(Records with drawing code)
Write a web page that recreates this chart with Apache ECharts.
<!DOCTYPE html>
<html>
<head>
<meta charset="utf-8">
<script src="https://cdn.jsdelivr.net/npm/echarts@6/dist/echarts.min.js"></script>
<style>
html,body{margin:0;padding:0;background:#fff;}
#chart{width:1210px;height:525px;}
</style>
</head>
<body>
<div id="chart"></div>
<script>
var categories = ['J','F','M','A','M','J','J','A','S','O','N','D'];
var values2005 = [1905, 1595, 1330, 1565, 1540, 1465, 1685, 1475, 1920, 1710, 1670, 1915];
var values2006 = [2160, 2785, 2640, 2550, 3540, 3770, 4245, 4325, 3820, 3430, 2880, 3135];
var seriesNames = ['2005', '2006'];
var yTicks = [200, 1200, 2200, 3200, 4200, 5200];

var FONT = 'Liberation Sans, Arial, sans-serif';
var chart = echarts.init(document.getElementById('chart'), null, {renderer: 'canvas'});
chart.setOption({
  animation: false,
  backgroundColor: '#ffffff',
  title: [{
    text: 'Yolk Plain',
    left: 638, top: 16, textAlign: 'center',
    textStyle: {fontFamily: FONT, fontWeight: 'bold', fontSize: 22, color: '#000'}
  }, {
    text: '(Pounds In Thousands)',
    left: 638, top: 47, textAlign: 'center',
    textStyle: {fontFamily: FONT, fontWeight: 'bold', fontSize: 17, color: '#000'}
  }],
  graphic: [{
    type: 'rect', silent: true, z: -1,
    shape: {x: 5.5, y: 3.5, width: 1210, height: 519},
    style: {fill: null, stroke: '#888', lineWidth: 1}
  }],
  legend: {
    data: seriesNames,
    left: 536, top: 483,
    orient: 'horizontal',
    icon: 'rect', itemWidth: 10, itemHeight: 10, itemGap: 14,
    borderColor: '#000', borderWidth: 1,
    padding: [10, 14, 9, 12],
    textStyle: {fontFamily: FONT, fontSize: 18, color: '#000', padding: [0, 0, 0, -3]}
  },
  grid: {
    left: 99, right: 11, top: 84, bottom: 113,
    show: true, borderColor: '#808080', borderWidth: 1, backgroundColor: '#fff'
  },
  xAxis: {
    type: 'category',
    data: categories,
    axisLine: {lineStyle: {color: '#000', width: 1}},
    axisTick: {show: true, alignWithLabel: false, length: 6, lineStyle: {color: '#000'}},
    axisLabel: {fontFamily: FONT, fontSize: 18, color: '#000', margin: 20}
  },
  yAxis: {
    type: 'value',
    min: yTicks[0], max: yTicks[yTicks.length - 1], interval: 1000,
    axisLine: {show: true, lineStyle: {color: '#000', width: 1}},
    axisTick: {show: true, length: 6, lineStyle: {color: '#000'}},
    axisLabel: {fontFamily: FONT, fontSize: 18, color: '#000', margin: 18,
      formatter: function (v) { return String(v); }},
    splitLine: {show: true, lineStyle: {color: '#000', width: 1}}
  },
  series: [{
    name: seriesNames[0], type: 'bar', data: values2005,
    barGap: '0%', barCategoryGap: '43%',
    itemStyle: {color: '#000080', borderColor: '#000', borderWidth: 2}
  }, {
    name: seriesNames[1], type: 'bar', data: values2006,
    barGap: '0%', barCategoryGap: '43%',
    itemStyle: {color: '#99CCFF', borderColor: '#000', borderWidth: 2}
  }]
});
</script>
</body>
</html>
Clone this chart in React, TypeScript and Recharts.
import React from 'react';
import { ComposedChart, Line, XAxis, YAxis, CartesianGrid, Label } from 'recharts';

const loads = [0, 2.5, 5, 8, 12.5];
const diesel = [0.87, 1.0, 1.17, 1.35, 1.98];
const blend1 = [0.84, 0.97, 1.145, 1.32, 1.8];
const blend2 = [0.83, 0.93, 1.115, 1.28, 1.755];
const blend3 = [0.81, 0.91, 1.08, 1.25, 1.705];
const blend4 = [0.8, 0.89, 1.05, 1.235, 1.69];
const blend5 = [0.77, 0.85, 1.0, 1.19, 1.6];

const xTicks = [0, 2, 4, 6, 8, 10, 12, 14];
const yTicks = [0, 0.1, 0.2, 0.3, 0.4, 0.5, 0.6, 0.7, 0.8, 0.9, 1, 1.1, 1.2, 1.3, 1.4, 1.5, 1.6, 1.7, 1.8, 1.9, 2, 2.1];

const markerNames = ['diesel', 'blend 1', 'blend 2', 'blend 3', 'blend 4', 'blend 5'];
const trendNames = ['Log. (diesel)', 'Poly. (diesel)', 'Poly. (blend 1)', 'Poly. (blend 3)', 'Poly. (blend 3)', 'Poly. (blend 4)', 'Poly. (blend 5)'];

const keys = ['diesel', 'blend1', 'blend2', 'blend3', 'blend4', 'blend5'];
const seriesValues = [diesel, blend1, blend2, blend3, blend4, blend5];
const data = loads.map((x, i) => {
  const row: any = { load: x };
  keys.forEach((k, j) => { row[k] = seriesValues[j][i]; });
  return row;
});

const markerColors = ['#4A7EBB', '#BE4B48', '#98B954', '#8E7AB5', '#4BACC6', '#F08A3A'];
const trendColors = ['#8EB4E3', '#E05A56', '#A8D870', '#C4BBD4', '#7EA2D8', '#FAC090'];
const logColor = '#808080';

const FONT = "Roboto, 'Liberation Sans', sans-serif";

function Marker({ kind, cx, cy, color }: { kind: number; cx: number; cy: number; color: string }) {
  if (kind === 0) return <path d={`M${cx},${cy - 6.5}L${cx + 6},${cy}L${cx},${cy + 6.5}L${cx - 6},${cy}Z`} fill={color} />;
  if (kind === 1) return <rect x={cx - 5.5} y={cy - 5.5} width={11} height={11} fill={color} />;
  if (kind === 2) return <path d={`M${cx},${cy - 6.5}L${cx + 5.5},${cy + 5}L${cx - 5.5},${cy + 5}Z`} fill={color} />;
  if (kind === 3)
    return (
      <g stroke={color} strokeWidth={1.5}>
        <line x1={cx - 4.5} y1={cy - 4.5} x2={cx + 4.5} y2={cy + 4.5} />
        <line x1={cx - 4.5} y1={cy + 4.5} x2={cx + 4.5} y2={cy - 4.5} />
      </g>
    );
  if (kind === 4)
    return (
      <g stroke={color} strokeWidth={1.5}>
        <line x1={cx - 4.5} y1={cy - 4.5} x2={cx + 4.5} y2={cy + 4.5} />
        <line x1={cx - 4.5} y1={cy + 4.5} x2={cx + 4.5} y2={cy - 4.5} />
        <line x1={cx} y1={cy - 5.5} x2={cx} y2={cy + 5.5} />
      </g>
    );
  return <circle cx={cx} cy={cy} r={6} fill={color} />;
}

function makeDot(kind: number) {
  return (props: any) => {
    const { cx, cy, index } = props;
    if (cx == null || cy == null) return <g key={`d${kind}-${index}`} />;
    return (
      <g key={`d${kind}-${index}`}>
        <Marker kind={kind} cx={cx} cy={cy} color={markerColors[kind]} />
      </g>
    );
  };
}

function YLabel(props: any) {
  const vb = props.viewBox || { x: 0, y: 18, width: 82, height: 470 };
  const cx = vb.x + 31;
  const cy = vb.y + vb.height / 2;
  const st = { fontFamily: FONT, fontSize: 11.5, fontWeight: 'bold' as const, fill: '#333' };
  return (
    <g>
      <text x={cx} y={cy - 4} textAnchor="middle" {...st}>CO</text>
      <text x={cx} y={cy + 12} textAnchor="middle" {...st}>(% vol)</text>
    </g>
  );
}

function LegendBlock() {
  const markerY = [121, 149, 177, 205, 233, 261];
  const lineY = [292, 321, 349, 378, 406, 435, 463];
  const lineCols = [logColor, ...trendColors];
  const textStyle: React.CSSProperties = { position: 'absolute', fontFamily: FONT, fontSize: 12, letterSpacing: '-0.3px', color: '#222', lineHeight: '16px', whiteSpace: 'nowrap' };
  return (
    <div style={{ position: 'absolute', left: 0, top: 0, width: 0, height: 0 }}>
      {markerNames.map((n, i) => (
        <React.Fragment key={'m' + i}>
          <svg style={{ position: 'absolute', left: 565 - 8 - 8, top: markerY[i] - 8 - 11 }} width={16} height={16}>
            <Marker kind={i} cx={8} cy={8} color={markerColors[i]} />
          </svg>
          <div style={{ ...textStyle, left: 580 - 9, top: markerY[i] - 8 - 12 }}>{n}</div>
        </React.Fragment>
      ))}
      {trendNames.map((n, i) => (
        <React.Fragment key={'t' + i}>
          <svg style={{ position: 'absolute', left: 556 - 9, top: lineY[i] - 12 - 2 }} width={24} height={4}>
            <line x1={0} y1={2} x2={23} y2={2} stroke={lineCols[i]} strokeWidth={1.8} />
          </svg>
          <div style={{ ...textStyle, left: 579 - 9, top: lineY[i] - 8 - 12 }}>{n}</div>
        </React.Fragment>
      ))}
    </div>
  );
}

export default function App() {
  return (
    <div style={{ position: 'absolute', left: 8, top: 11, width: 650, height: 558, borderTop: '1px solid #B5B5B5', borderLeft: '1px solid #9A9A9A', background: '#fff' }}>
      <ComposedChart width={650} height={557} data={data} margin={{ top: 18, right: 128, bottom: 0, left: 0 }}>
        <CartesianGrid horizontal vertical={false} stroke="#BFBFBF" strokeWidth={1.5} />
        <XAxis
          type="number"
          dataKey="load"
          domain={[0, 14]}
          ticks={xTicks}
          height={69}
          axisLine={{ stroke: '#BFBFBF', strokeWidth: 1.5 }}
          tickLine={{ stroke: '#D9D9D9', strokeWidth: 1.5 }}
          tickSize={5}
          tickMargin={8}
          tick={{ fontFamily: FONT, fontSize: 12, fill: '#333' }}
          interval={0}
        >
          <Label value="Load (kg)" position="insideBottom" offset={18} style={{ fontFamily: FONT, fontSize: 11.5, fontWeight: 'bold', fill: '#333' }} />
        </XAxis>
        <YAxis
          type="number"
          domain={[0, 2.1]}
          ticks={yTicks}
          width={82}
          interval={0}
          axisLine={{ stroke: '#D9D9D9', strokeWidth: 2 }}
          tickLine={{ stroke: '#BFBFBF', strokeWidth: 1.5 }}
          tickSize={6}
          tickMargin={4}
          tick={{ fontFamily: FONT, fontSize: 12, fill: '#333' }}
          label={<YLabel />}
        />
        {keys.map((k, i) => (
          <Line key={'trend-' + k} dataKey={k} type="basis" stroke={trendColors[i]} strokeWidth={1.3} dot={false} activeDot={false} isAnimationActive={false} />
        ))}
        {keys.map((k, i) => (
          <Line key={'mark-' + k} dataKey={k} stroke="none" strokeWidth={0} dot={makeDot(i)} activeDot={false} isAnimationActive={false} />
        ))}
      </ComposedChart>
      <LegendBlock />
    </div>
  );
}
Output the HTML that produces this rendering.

### Stated goal
Which lines above run from the one containing "Clone this chart" down to the one containing "const trendNames = ['Log."? Repeat exactly those, both ends included, and nothing else.

### Exercise result
Clone this chart in React, TypeScript and Recharts.
import React from 'react';
import { ComposedChart, Line, XAxis, YAxis, CartesianGrid, Label } from 'recharts';

const loads = [0, 2.5, 5, 8, 12.5];
const diesel = [0.87, 1.0, 1.17, 1.35, 1.98];
const blend1 = [0.84, 0.97, 1.145, 1.32, 1.8];
const blend2 = [0.83, 0.93, 1.115, 1.28, 1.755];
const blend3 = [0.81, 0.91, 1.08, 1.25, 1.705];
const blend4 = [0.8, 0.89, 1.05, 1.235, 1.69];
const blend5 = [0.77, 0.85, 1.0, 1.19, 1.6];

const xTicks = [0, 2, 4, 6, 8, 10, 12, 14];
const yTicks = [0, 0.1, 0.2, 0.3, 0.4, 0.5, 0.6, 0.7, 0.8, 0.9, 1, 1.1, 1.2, 1.3, 1.4, 1.5, 1.6, 1.7, 1.8, 1.9, 2, 2.1];

const markerNames = ['diesel', 'blend 1', 'blend 2', 'blend 3', 'blend 4', 'blend 5'];
const trendNames = ['Log. (diesel)', 'Poly. (diesel)', 'Poly. (blend 1)', 'Poly. (blend 3)', 'Poly. (blend 3)', 'Poly. (blend 4)', 'Poly. (blend 5)'];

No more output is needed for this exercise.